East Lansing’s reputation as difficult to work with: The LSJ says East Lansing has been “tagged…with a reputation as a municipality that can be difficult to work we.” We reported on this last year after talking with a development specialist who believes this is true, because we have also heard this from other developers.

With the White Oak Place project, City Council strictly limited the tax deal to environmental cleanup, which came to much less money than the developer had asked. Council also changed the site plan of the building in significant ways. That project is consequently not moving forward.

That said, this City Council has reduced the requirement it had had for non-student-rental housing in new downtown development and has recently provided tax increment financing deals for the new Costco project and the Trowbridge hotel project. (Meridian Township refused to go all-in with East Lansing on the Costco TIF, suggesting Meridian Township saw East Lansing as too generous to the developer on the TIF.)

Additionally, City Council just passed an amendment to Ordinance 1400, reducing how much parking is required of developments downtown.
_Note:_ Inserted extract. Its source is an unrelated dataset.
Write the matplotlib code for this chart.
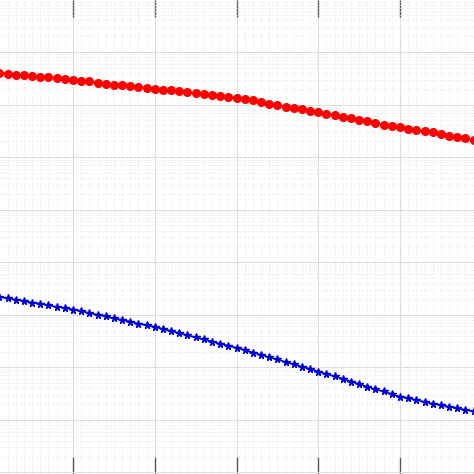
import numpy as np
import matplotlib.pyplot as plt
from matplotlib.ticker import LogLocator, MultipleLocator

x = np.round(np.arange(0.1, 5.95, 0.1), 1)
# log10 of the values
red_log = [2.60,2.59,2.57,2.56,2.54,2.53,2.52,2.50,2.49,2.47,
           2.45,2.44,2.42,2.40,2.38,2.37,2.35,2.33,2.32,2.30,
           2.28,2.27,2.25,2.23,2.22,2.20,2.18,2.17,2.15,2.13,
           2.10,2.08,2.05,2.02,1.99,1.96,1.94,1.91,1.88,1.86,
           1.83,1.80,1.77,1.74,1.71,1.68,1.65,1.62,1.60,1.57,
           1.54,1.52,1.49,1.47,1.44,1.41,1.39,1.36,1.33]
blue_log = [-1.66,-1.69,-1.71,-1.74,-1.77,-1.79,-1.82,-1.85,-1.87,-1.90,
            -1.93,-1.97,-2.00,-2.03,-2.07,-2.10,-2.13,-2.17,-2.20,-2.23,
            -2.27,-2.31,-2.35,-2.39,-2.43,-2.47,-2.51,-2.55,-2.59,-2.63,
            -2.67,-2.72,-2.76,-2.81,-2.85,-2.90,-2.94,-2.99,-3.03,-3.08,
            -3.13,-3.17,-3.22,-3.27,-3.32,-3.37,-3.42,-3.46,-3.51,-3.56,
            -3.59,-3.62,-3.66,-3.69,-3.72,-3.75,-3.78,-3.81,-3.84]
red = 10.0 ** np.array(red_log)
blue = 10.0 ** np.array(blue_log)

fig = plt.figure(figsize=(4.74, 4.74), dpi=100)
ax = fig.add_axes([0, 0, 1, 1])
ax.plot(x, red, '-o', color='red', ms=5.5, lw=1.2)
ax.plot(x, blue, '-*', color='#0000dd', ms=5.5, lw=1.2)

ax.set_yscale('log')
ax.set_xlim(0.107, 5.905)
ax.set_ylim(10**-5.03, 10**3.99)
ax.xaxis.set_major_locator(MultipleLocator(1))
ax.xaxis.set_minor_locator(MultipleLocator(0.1))
ax.yaxis.set_major_locator(LogLocator(base=10, numticks=20))
ax.yaxis.set_minor_locator(LogLocator(base=10, subs=np.arange(2, 10), numticks=20))
ax.grid(which='major', color='#dddddd', lw=0.8)
ax.grid(which='minor', color='#e4e4e4', lw=0.6, ls=':')
ax.tick_params(axis='x', which='major', direction='in', top=True, bottom=True,
               length=12, width=1, color='#555555', labelbottom=False)
ax.tick_params(axis='x', which='minor', length=0)
ax.tick_params(axis='y', which='both', length=0, labelleft=False)
for s in ax.spines.values():
    s.set_visible(False)
ax.set_axisbelow(True)
fig.savefig('out.png', dpi=100)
Since we reported on that yesterday, a development professional wrote in to ELi to offer the unsolicited comment that this was a big step forward for redevelopment: “It is the kind of a change that many people do not realize is a huge deal for East Lansing. Lots of communities talk about this, but few have gotten it done.”

No new redevelopment downtown? The LSJ Editorial Board makes it sound like there’s no new redevelopment happening in downtown East Lansing. In the last few years, downtown East Lansing has seen the construction of The Residences (the HopCat building), St. Anne Lofts (not without its many issues), 300 Grand, and now 565 East Grand River. All of these involved tax increment financing deals with the City.